» **TASK DETAILS**: Pictures are not part of the copy. Give again exactly the lines from the one with "Reproduce this chart with Plotly." to the one with "0.0955, 0.0813, 0.0692]", inclusive.

■ ■ ■ ■

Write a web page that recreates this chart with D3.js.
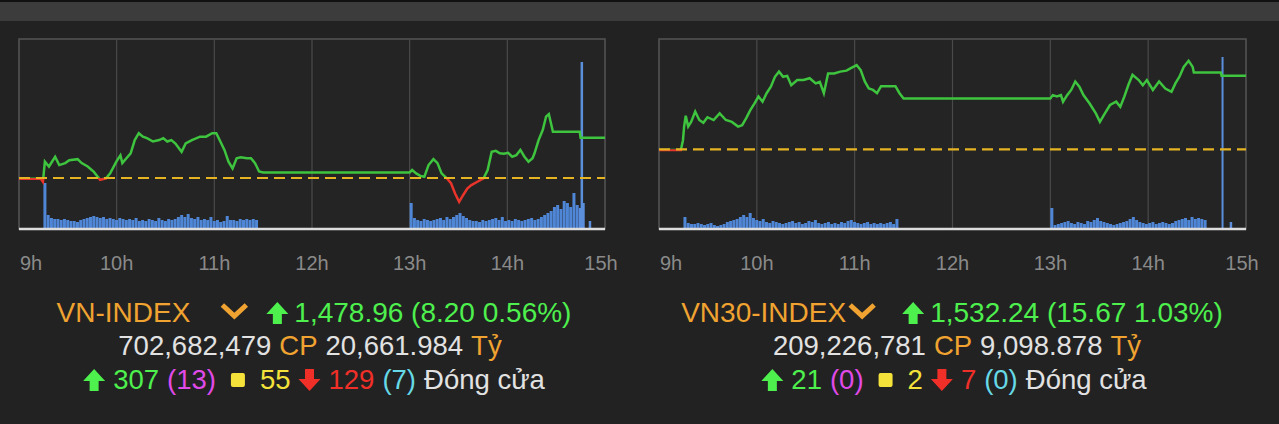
<!DOCTYPE html>
<html><head><meta charset="utf-8">
<script src="https://cdn.jsdelivr.net/npm/d3@7"></script>
<style>body{margin:0;background:#222;}svg{display:block;}</style>
</head><body>
<script>
// ---- data (minutes after 9:00, index value) ----
const hourTicks = ["9h","10h","11h","12h","13h","14h","15h"];
const vnRef = 1470.76;
const vnMin = [0,13.4,14.7,15.9,18.4,22.2,24.7,28.4,30.9,36.0,38.5,42.2,46.0,49.8,53.5,56.0,59.8,62.3,63.5,66.0,68.6,71.1,73.6,76.1,78.6,82.3,86.1,88.6,91.1,93.6,96.1,99.9,102.4,106.2,111.2,114.9,118.7,121.2,123.7,126.2,128.7,131.2,133.7,136.2,140.0,142.5,145.0,147.5,150,240,241.5,244,246.5,249,251.6,254.6,257.1,259.6,262.8,265.4,267.9,270.4,272.9,275.4,277.9,281.6,285.4,287.9,290.4,292.9,295.4,297.9,300.5,303.0,305.5,308.0,310.5,313.0,315.5,316.7,319.2,321.8,323.8,325.5,327.3,328.0,344.5,345,360];
const vnVal = [1470.6,1470.6,1470.0,1474.1,1473.1,1475.1,1473.4,1473.8,1474.4,1474.6,1473.8,1473.1,1472.0,1470.4,1470.7,1471.7,1474.1,1475.4,1473.8,1474.8,1475.8,1478.5,1479.9,1479.2,1478.9,1478.2,1478.5,1478.9,1478.2,1478.5,1477.8,1476.1,1477.8,1478.5,1479.2,1479.2,1479.9,1479.9,1478.2,1476.5,1474.1,1472.7,1474.8,1475.0,1474.8,1474.8,1473.8,1472.1,1471.9,1471.9,1472.4,1471.7,1471.2,1471.0,1473.4,1474.6,1473.8,1471.7,1470.7,1469.7,1467.6,1465.9,1467.3,1468.6,1469.3,1470.0,1470.7,1472.4,1476.1,1476.3,1475.8,1475.7,1475.9,1475.1,1475.4,1476.5,1475.1,1474.1,1474.8,1475.8,1478.5,1480.6,1483.3,1483.8,1481.2,1480.2,1480.2,1478.96,1478.96];
const vn30Ref = 1516.57;
const vn30Min = [0,13.4,14.7,15.4,16.4,17.9,19.7,22.2,24.7,27.2,29.7,33.5,37.2,41.0,44.7,48.5,51.0,53.5,56.0,58.5,61.0,63.5,66.0,68.6,71.1,73.6,76.1,78.6,81.1,84.8,88.6,92.4,96.1,98.6,101.1,103.7,107.4,111.2,115.0,117.4,121.2,123.7,126.2,128.7,131.2,133.7,136.2,141.3,145.0,147.5,150,240,241.5,244,246.5,247.8,250.3,252.8,255.3,257.8,260.3,264.1,267.9,270.4,272.9,276.6,280.4,282.9,285.4,287.9,290.4,294.2,296.7,299.2,302.9,306.7,310.5,314.3,316.7,319.2,321.8,324.8,327.3,328.0,344.5,345,360];
const vn30Val = [1516.4,1516.4,1518.5,1521.4,1523.7,1521.4,1522.4,1524.6,1522.8,1522.2,1523.4,1522.8,1524.2,1522.8,1522.4,1521.4,1521.7,1523.2,1524.9,1526.3,1527.8,1526.7,1528.5,1529.9,1532.0,1533.1,1532.0,1532.2,1530.2,1531.3,1531.3,1531.7,1530.6,1530.9,1528.5,1532.7,1532.7,1533.1,1533.3,1533.8,1534.5,1533.4,1531.0,1529.5,1529.2,1528.5,1530.0,1530.0,1530.0,1528.5,1527.4,1527.4,1528.1,1527.8,1528.1,1526.7,1528.1,1529.2,1531.0,1529.9,1528.1,1526.3,1524.2,1522.4,1523.9,1526.0,1526.7,1525.6,1527.8,1530.3,1532.4,1531.3,1530.2,1531.3,1529.2,1531.0,1529.5,1528.8,1530.6,1532.0,1534.1,1535.4,1534.1,1532.9,1532.9,1532.24,1532.24];
// volume (relative units) — morning bars every 2 min from 9:15, afternoon every 2 min from 13:00
const vnVolAM = [46,14,11,10,10,9,10,9,8,8,7,9,10,11,12,13,12,11,12,10,11,10,9,11,10,9,10,9,11,8,9,8,10,9,8,11,9,8,10,9,10,12,14,12,15,11,10,12,9,10,9,12,8,9,7,8,13,9,9,8,10,9,10,9,10,9];
const vnVolPM = [26,11,9,8,10,9,8,9,10,11,9,12,10,12,14,16,13,11,9,8,8,7,9,8,9,10,11,9,12,8,9,8,10,9,8,9,10,11,9,10,12,14,16,18,22,24,20,28,26,22,36,24];
const vnVolClose = [[344,21],[345,167],[346,26],[350,8]];
const vn30VolAM = [12,6,5,5,6,5,4,5,6,4,3,4,5,7,8,9,10,12,14,12,16,11,9,8,10,7,6,8,7,6,5,6,7,8,6,7,5,6,8,7,9,6,5,6,7,5,6,5,7,6,8,9,7,6,5,6,7,5,6,5,6,5,6,7,5,10];
const vn30VolPM = [21,4,5,6,7,8,6,5,7,6,5,8,7,9,11,8,7,6,5,4,5,6,7,8,10,12,9,7,6,5,6,7,5,6,7,6,5,6,8,9,10,11,9,12,10,11,10,9];
const vn30VolClose = [[345,172],[350,7]];

const W=1279,H=424;
const svg=d3.select("body").append("svg").attr("width",W).attr("height",H);
svg.append("rect").attr("width",W).attr("height",H).attr("fill","#222");
svg.append("rect").attr("width",W).attr("height",2).attr("fill","#111");
svg.append("rect").attr("y",2).attr("width",W).attr("height",19).attr("fill","#3c3c3c");

function chart(x0,x1,id,mins,vals,ref,pxPerPt,refY,volAM,volPM,volClose,spikeW){
  const top=39,bot=229;
  const g=svg.append("g");
  const x=d3.scaleLinear().domain([0,360]).range([x0,x1]);
  const yTop = ref + (refY-top)/pxPerPt, yBot = ref - (bot-refY)/pxPerPt;
  const y=d3.scaleLinear().domain([yBot,yTop]).range([bot,top]);
  const v=d3.scaleLinear().domain([0,100]).range([bot,bot-100]);
  g.append("rect").attr("x",x0).attr("y",top).attr("width",x1-x0).attr("height",bot-top)
    .attr("fill","#242424").attr("stroke","#555").attr("stroke-width",1.5);
  for(let h=1;h<6;h++) g.append("line").attr("x1",x(h*60)).attr("x2",x(h*60)).attr("y1",top).attr("y2",bot).attr("stroke","#4a4a4a").attr("stroke-width",1.2);
  const bars=[];
  volAM.forEach((d,i)=>bars.push([15+i*2,d]));
  volPM.forEach((d,i)=>bars.push([240+i*2,d]));
  g.selectAll(null).data(bars).enter().append("rect")
    .attr("x",d=>x(d[0])).attr("width",3).attr("y",d=>v(d[1])).attr("height",d=>bot-v(d[1]))
    .attr("fill","#4f86d6");
  g.selectAll(null).data(volClose).enter().append("rect")
    .attr("x",d=>x(d[0])).attr("width",d=>d[1]>100?spikeW:2.5).attr("y",d=>v(d[1])).attr("height",d=>bot-v(d[1]))
    .attr("fill","#5b8fdc");
  g.append("line").attr("x1",x0).attr("x2",x1).attr("y1",bot).attr("y2",bot).attr("stroke","#ddd").attr("stroke-width",2.5);
  const data=mins.map((m,i)=>[m,vals[i]]);
  const ry=y(ref);
  const defs=svg.append("defs");
  defs.append("clipPath").attr("id",id+"a").append("rect").attr("x",0).attr("y",0).attr("width",W).attr("height",ry);
  defs.append("clipPath").attr("id",id+"b").append("rect").attr("x",0).attr("y",ry).attr("width",W).attr("height",H);
  const lineL=d3.line().x(d=>x(d[0])).y(d=>y(d[1]));
  g.append("path").datum(data).attr("d",lineL).attr("fill","none").attr("stroke","#3ec43e").attr("stroke-width",2.5).attr("clip-path",`url(#${id}a)`);
  g.append("path").datum(data).attr("d",lineL).attr("fill","none").attr("stroke","#e8342a").attr("stroke-width",2.5).attr("clip-path",`url(#${id}b)`);
  g.append("line").attr("x1",x0).attr("x2",x1).attr("y1",ry).attr("y2",ry).attr("stroke","#e6b422").attr("stroke-width",2.2).attr("stroke-dasharray","11,6");
  g.selectAll(null).data(hourTicks).enter().append("text")
    .attr("x",(d,i)=>x(i*60)+ (i==0?12:i==6?-4:0)).attr("y",270).attr("text-anchor","middle")
    .attr("font-family","'Liberation Sans', Arial, sans-serif").attr("font-size",20).attr("fill","#8a8a8a").text(d=>d);
}
chart(19,605,"c1",vnMin,vnVal,vnRef,4.9,178,vnVolAM,vnVolPM,vnVolClose,2.5);
chart(659,1246,"c2",vn30Min,vn30Val,vn30Ref,4.7,149.3,vn30VolAM,vn30VolPM,vn30VolClose,2);

const C={or:"#f0a330",gr:"#4ef04e",wh:"#e2e2e2",mg:"#e04ae8",ye:"#f4e23a",rd:"#f03028",cy:"#66d8e6"};
function row(cx,y,items,fs){
  const g=svg.append("g").attr("font-family","'Liberation Sans', Arial, sans-serif").attr("font-size",fs);
  let x=0;
  items.forEach(it=>{
    if(it.t!==undefined){
      const t=g.append("text").attr("x",x).attr("y",y).attr("fill",it.c).text(it.t);
      x+=t.node().getComputedTextLength()+(it.gap??8);
    } else {
      const w=it.w||22;
      const s=g.append("g").attr("transform",`translate(${x},${y-9})`);
      if(it.k=="up") s.append("path").attr("d","M11,-11 L22,1 L15.5,1 L15.5,11 L6.5,11 L6.5,1 L0,1 Z").attr("fill",C.gr);
      if(it.k=="down") s.append("path").attr("d","M11,11 L22,-1 L15.5,-1 L15.5,-11 L6.5,-11 L6.5,-1 L0,-1 Z").attr("fill",C.rd);
      if(it.k=="sq") s.append("rect").attr("x",1).attr("y",-7).attr("width",14).attr("height",14).attr("rx",2).attr("fill",C.ye);
      if(it.k=="chev") s.append("path").attr("d","M2,-8 L14,3 L26,-8").attr("fill","none").attr("stroke",C.or).attr("stroke-width",5);
      x+=w+(it.gap??7);
    }
  });
  g.attr("transform",`translate(${cx-x/2},0)`);
}
row(318,322,[{t:"VN-INDEX",c:C.or,gap:30},{k:"chev",w:28,gap:18},{k:"up",w:22,gap:6},{t:"1,478.96 (8.20 0.56%)",c:C.gr}],28);
row(314,355,[{t:"702,682,479",c:C.wh},{t:"CP",c:C.or},{t:"20,661.984",c:C.wh},{t:"Tỷ",c:C.or}],27.5);
row(318,389,[{k:"up",w:22,gap:8},{t:"307",c:C.gr},{t:"(13)",c:C.mg,gap:14},{k:"sq",w:16,gap:14},{t:"55",c:C.ye},{k:"down",w:22,gap:8},{t:"129",c:C.rd},{t:"(7)",c:C.cy},{t:"Đóng cửa",c:C.wh}],27.5);
row(956,322,[{t:"VN30-INDEX",c:C.or,gap:2},{k:"chev",w:28,gap:26},{k:"up",w:22,gap:6},{t:"1,532.24 (15.67 1.03%)",c:C.gr}],28);
row(961,355,[{t:"209,226,781",c:C.wh},{t:"CP",c:C.or},{t:"9,098.878",c:C.wh},{t:"Tỷ",c:C.or}],27.5);
row(958,389,[{k:"up",w:22,gap:8},{t:"21",c:C.gr},{t:"(0)",c:C.mg,gap:14},{k:"sq",w:16,gap:14},{t:"2",c:C.ye},{k:"down",w:22,gap:8},{t:"7",c:C.rd},{t:"(0)",c:C.cy},{t:"Đóng cửa",c:C.wh}],27.5);
</script>
</body></html>
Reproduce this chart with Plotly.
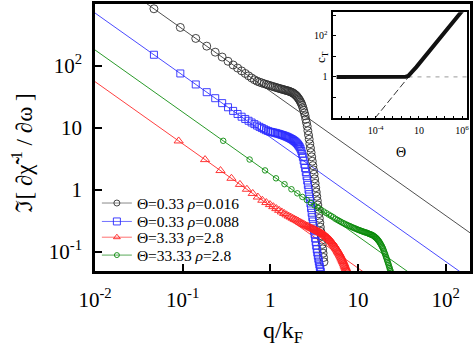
import numpy as np
import plotly.graph_objects as go

# ---------------- main panel data ----------------
# sampling grids in q/k_F (uniform steps, one per data set)
q_step_a, n_a = 0.047, 87     # Theta=0.33 rho=0.016
q_step_b, n_b = 0.047, 80     # Theta=0.33 rho=0.088
q_step_c, n_c = 0.09, 84      # Theta=3.33 rho=2.8
q_step_d, n_d = 0.29, 82      # Theta=33.33 rho=2.8

y_a = [819, 410, 273, 205, 164, 137, 117, 102, 91.0, 81.9, 74.5, 68.3, 63, 59, 56, 54,
       52.5, 51, 49.8, 48.6, 47.6, 46.6, 45.7, 44.9, 44.1, 43.4, 42.7, 42.1, 41.5, 40.9,
       40.4, 39.9, 39.4, 38.9, 38.4, 37.8, 37.2, 36.5, 35.7, 34.8, 33.8, 32.7, 31.6, 30.2,
       28.9, 27.5, 26.0, 24.5, 22.9, 20.9, 19.1, 17.2, 15.5, 13.6, 12.0, 10.5, 8.9, 7.6,
       6.5, 5.5, 4.7, 3.98, 3.39, 2.88, 2.45, 2.09, 1.78, 1.50, 1.27, 1.08, 0.92, 0.785,
       0.668, 0.569, 0.484, 0.412, 0.347, 0.295, 0.251, 0.214, 0.182, 0.155, 0.132, 0.112,
       0.0955, 0.0813, 0.0692]

y_b = [149, 74.5, 49.6, 37.2, 29.8, 24.8, 21.3, 18.6, 16.6, 15.0, 13.8, 12.9, 12.1, 11.4,
       10.8, 10.3, 9.85, 9.45, 9.1, 8.85, 8.62, 8.5, 8.37, 8.25, 8.13, 8.0, 7.88, 7.75,
       7.62, 7.5, 7.38, 7.25, 7.12, 6.98, 6.84, 6.7, 6.56, 6.42, 6.27, 6.1, 5.93, 5.75,
       5.55, 5.33, 5.1, 4.85, 4.57, 4.22, 3.80, 3.39, 2.95, 2.57, 2.24, 1.93, 1.66, 1.41,
       1.20, 1.01, 0.851, 0.716, 0.603, 0.507, 0.427, 0.363, 0.309, 0.263, 0.224, 0.193,
       0.166, 0.145, 0.126, 0.110, 0.0977, 0.0871, 0.0776, 0.070, 0.0631, 0.0575, 0.0525,
       0.0479]

y_c = [6.11, 3.06, 2.04, 1.53, 1.22, 1.02, 0.873, 0.764, 0.679, 0.623, 0.578, 0.535,
       0.498, 0.467, 0.440, 0.416, 0.395, 0.377, 0.363, 0.348, 0.335, 0.325, 0.314, 0.303,
       0.293, 0.284, 0.276, 0.268, 0.262, 0.257, 0.250, 0.244, 0.240, 0.235, 0.230, 0.226,
       0.221, 0.217, 0.213, 0.209, 0.206, 0.202, 0.198, 0.194, 0.190, 0.186, 0.181, 0.177,
       0.173, 0.169, 0.164, 0.160, 0.156, 0.152, 0.147, 0.143, 0.138, 0.134, 0.130, 0.125,
       0.120, 0.116, 0.1125, 0.108, 0.1034, 0.100, 0.0971, 0.0935, 0.0895, 0.0860, 0.0826,
       0.0794, 0.0762, 0.0731, 0.0701, 0.0667, 0.0639, 0.0611, 0.0584, 0.0558, 0.0535,
       0.0514, 0.0493, 0.0473]

y_d = [6.14, 3.07, 2.05, 1.53, 1.23, 1.02, 0.877, 0.767, 0.682, 0.614, 0.561, 0.517,
       0.479, 0.447, 0.421, 0.399, 0.379, 0.361, 0.342, 0.328, 0.316, 0.304, 0.294, 0.286,
       0.277, 0.271, 0.264, 0.259, 0.252, 0.248, 0.242, 0.238, 0.234, 0.229, 0.226, 0.223,
       0.219, 0.216, 0.214, 0.210, 0.208, 0.206, 0.204, 0.201, 0.199, 0.196, 0.193, 0.192,
       0.189, 0.187, 0.184, 0.181, 0.177, 0.173, 0.170, 0.1655, 0.1615, 0.1566, 0.1518,
       0.1473, 0.1419, 0.1366, 0.1315, 0.1256, 0.1208, 0.1153, 0.1099, 0.1038, 0.0979,
       0.0930, 0.0874, 0.0827, 0.0782, 0.0738, 0.0695, 0.0659, 0.0622, 0.0586, 0.0552,
       0.0522, 0.0493, 0.0464]

q_a = q_step_a * np.arange(1, n_a + 1)
q_b = q_step_b * np.arange(1, n_b + 1)
q_c = q_step_c * np.arange(1, n_c + 1)
q_d = q_step_d * np.arange(1, n_d + 1)

# 1/q asymptotes, given by their end points
asym_q = [0.01, 300]
asym_a = [3850, 0.128]
asym_b = [700, 0.0233]
asym_c = [55, 0.00183]
asym_d = [178, 0.00593]

labels = ["Θ=0.33 <i>ρ</i>=0.016", "Θ=0.33 <i>ρ</i>=0.088",
          "Θ=3.33 <i>ρ</i>=2.8", "Θ=33.33 <i>ρ</i>=2.8"]

x_tickvals = [0.01, 0.1, 1, 10, 100]
x_ticktext = ["10<sup>-2</sup>", "10<sup>-1</sup>", "1", "10", "10<sup>2</sup>"]
y_tickvals = [0.1, 1, 10, 100]
y_ticktext = ["10<sup>-1</sup>", "1", "10", "10<sup>2</sup>"]

# ---------------- inset data ----------------
theta_c = [3e-9, 1e-8, 1e-7, 1e-6, 1e-5, 1e-4, 1e-3, 1e-2, 0.1, 0.3, 0.6, 1, 2, 5, 10,
           100, 1e3, 1e4, 1e5, 1e6, 3e6]
c_T = [1, 1, 1, 1, 1, 1, 1, 1, 1, 1.03, 1.12, 1.35, 1.95, 3.0, 4.25,
       14, 46, 153, 508, 1690, 3000]
dash_theta = [7.94e-5, 3.16e6]
dash_c = [0.0093, 3020]
unit_theta = [0.63, 4e6]
unit_c = [1, 1]

in_x_tickvals = [10.0 ** k for k in range(-8, 7)]
in_x_ticktext = ["10<sup>-4</sup>" if k == -4 else "10" if k == 1 else
                 "10<sup>6</sup>" if k == 6 else "" for k in range(-8, 7)]
in_y_tickvals = [0.01, 0.1, 1, 10, 100, 1000]
in_y_ticktext = ["", "", "1", "", "10<sup>2</sup>", ""]

FONT = "Liberation Serif, Times New Roman, serif"
colors = ["#303030", "#2a2aff", "#ff2020", "#0a8a0a"]
line_colors = ["#505050", "#4a4aff", "#ff4040", "#2a9a2a"]
legend_line_colors = ["#8a8a8a", "#7070ff", "#ff7070", "#5aaa5a"]
symbols = ["circle-open", "square-open", "triangle-up-open", "circle-open"]
sizes = [8, 7, 8, 5.5]
legend_sizes = [6, 7, 6, 5]
legend_ids = ["legend", "legend2", "legend3", "legend4"]
legend_centres = [0.253, 0.184, 0.125, 0.058]   # vertical centre of each entry

fig = go.Figure()

for ay, lc in zip([asym_a, asym_b, asym_c, asym_d], line_colors):
    fig.add_trace(go.Scatter(x=asym_q, y=ay, mode="lines", showlegend=False,
                             line=dict(color=lc, width=1), hoverinfo="skip"))

for qq, yy, col, sym, sz in zip([q_a, q_b, q_c, q_d], [y_a, y_b, y_c, y_d],
                                colors, symbols, sizes):
    fig.add_trace(go.Scatter(x=qq, y=yy, mode="markers", showlegend=False,
                             marker=dict(symbol=sym, size=sz, color=col,
                                         line=dict(width=0.9, color=col))))

# legend entries (line + symbol), one small legend box per entry
for lab, col, lc, sym, sz, lid in zip(labels, colors, legend_line_colors, symbols,
                                      legend_sizes, legend_ids):
    fig.add_trace(go.Scatter(x=[None], y=[None], mode="lines+markers", name=lab,
                             legend=lid, line=dict(color=lc, width=1),
                             marker=dict(symbol=sym, size=sz, color=col,
                                         line=dict(width=0.9, color=col))))

# inset
fig.add_trace(go.Scatter(x=unit_theta, y=unit_c, mode="lines", xaxis="x2", yaxis="y2",
                         showlegend=False, line=dict(color="#9a9a9a", width=1, dash="4px,5px")))
fig.add_trace(go.Scatter(x=dash_theta, y=dash_c, mode="lines", xaxis="x2", yaxis="y2",
                         showlegend=False, line=dict(color="#333333", width=1, dash="7px,3px")))
fig.add_trace(go.Scatter(x=theta_c, y=c_T, mode="lines", xaxis="x2", yaxis="y2",
                         showlegend=False, line=dict(color="#111111", width=4)))

axis_common = dict(type="log", showgrid=False, zeroline=False, showline=True,
                   linecolor="black", mirror=True, ticks="inside", tickcolor="black")

legend_style = dict(x=0.005, xanchor="left", yanchor="middle",
                    bgcolor="rgba(0,0,0,0)", font=dict(size=15.5, family=FONT))

fig.update_layout(
    width=474, height=349,
    margin=dict(l=95, r=4, t=1, b=78),
    paper_bgcolor="white", plot_bgcolor="white",
    font=dict(family=FONT, color="black"),
    xaxis=dict(axis_common, range=[-2, 2.277], linewidth=2.5, ticklen=7, tickwidth=1.5,
               tickvals=x_tickvals, ticktext=x_ticktext, tickfont=dict(size=21),
               ticklabelstandoff=8, domain=[0, 1]),
    yaxis=dict(axis_common, range=[-1.307, 2.99], linewidth=2.5, ticklen=7, tickwidth=1.5,
               tickvals=y_tickvals, ticktext=y_ticktext, tickfont=dict(size=21),
               ticklabelstandoff=6, domain=[0, 1]),
    xaxis2=dict(axis_common, range=[-8.9, 6.6], linewidth=1.5, ticklen=3, tickwidth=1,
                tickvals=in_x_tickvals, ticktext=in_x_ticktext, tickfont=dict(size=10),
                domain=[0.6355, 0.9928], anchor="y2", ticklabelstandoff=2),
    yaxis2=dict(axis_common, range=[-2.03, 3.16], linewidth=1.5, ticklen=3, tickwidth=1,
                tickvals=in_y_tickvals, ticktext=in_y_ticktext, tickfont=dict(size=10),
                domain=[0.5715, 0.969], anchor="x2", ticklabelstandoff=2),
    annotations=[
        dict(text="q/k<sub>F</sub>", xref="paper", yref="paper", x=0.501, y=-0.228,
             xanchor="center", yanchor="middle", showarrow=False, font=dict(size=24)),
        dict(text="ℑ[ ∂χ\u0303<sup>-1</sup> / ∂ω ]", xref="paper", yref="paper",
             x=-0.192, y=0.44, xanchor="center", yanchor="middle", textangle=-90,
             showarrow=False, font=dict(size=23)),
        dict(text="Θ", xref="paper", yref="paper", x=0.816, y=0.444,
             xanchor="center", yanchor="middle", showarrow=False, font=dict(size=14)),
        dict(text="c<sub>T</sub>", xref="paper", yref="paper", x=0.6045, y=0.80,
             xanchor="center", yanchor="middle", textangle=-90, showarrow=False,
             font=dict(size=13)),
    ],
)

for lid, yc in zip(legend_ids, legend_centres):
    fig.update_layout({lid: dict(legend_style, y=yc)})

fig.write_html("out.html")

■ ■ ■ ■

» **ANSWER TO THIS PROBLEM**:
Reproduce this chart with Plotly.
import numpy as np
import plotly.graph_objects as go

# ---------------- main panel data ----------------
# sampling grids in q/k_F (uniform steps, one per data set)
q_step_a, n_a = 0.047, 87     # Theta=0.33 rho=0.016
q_step_b, n_b = 0.047, 80     # Theta=0.33 rho=0.088
q_step_c, n_c = 0.09, 84      # Theta=3.33 rho=2.8
q_step_d, n_d = 0.29, 82      # Theta=33.33 rho=2.8

y_a = [819, 410, 273, 205, 164, 137, 117, 102, 91.0, 81.9, 74.5, 68.3, 63, 59, 56, 54,
       52.5, 51, 49.8, 48.6, 47.6, 46.6, 45.7, 44.9, 44.1, 43.4, 42.7, 42.1, 41.5, 40.9,
       40.4, 39.9, 39.4, 38.9, 38.4, 37.8, 37.2, 36.5, 35.7, 34.8, 33.8, 32.7, 31.6, 30.2,
       28.9, 27.5, 26.0, 24.5, 22.9, 20.9, 19.1, 17.2, 15.5, 13.6, 12.0, 10.5, 8.9, 7.6,
       6.5, 5.5, 4.7, 3.98, 3.39, 2.88, 2.45, 2.09, 1.78, 1.50, 1.27, 1.08, 0.92, 0.785,
       0.668, 0.569, 0.484, 0.412, 0.347, 0.295, 0.251, 0.214, 0.182, 0.155, 0.132, 0.112,
       0.0955, 0.0813, 0.0692]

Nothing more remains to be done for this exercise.